5 The Reserve Bank of India (RBI) has, by an order dated July 11, 2024, imposed a monetary penalty of Rs1.00 lakh (Rupees One Lakh only) on The Vaishali District Central Co-operative Bank Ltd., Bihar (the bank) for non-compliance with certain directions issued by RBI on ‘Know your Customer (KYC) norms’. This penalty has been imposed in exercise of powers vested in RBI, conferred under section 47A(1)(c) read with sections 46(4)(i) and 56 of the Banking Regulation Act, 1949.

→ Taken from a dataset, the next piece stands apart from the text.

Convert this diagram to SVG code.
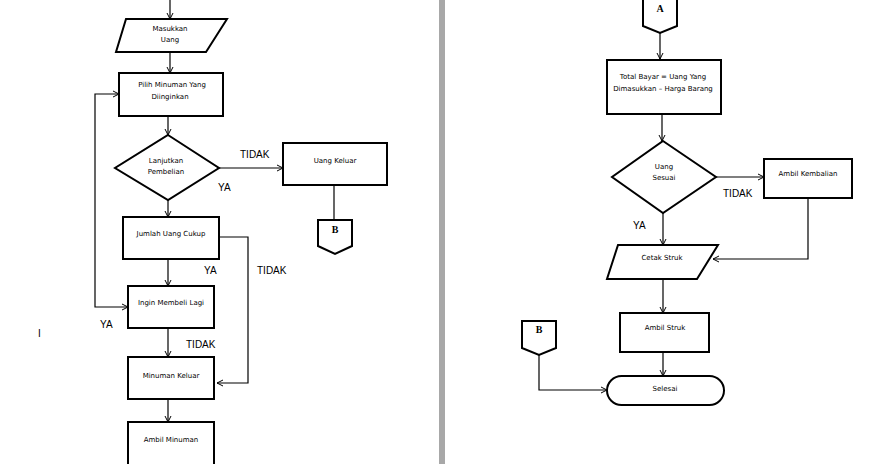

The statutory inspection of the bank was conducted by National Bank for Agriculture and Rural Development (NABARD) with reference to its financial position as on March 31, 2023. Based on supervisory findings of non-compliance with RBI directions and related correspondence in that regard, a notice was issued to the bank advising it to show cause as to why penalty should not be imposed on it for its failure to comply with the said direction. After considering the bank’s reply to the notice, oral submissions made during the personal hearing and examination of additional submissions made by it, RBI found, inter alia, that the charge of failure to put in place a system of periodic review of risk categorisation of accounts was sustained, warranting imposition of monetary penalty.
This action is based on deficiency in regulatory compliance and is not intended to pronounce upon the validity of any transaction or agreement entered into by the bank with its customers. Further, imposition of this monetary penalty is without prejudice to any other action that may be initiated by RBI against the bank.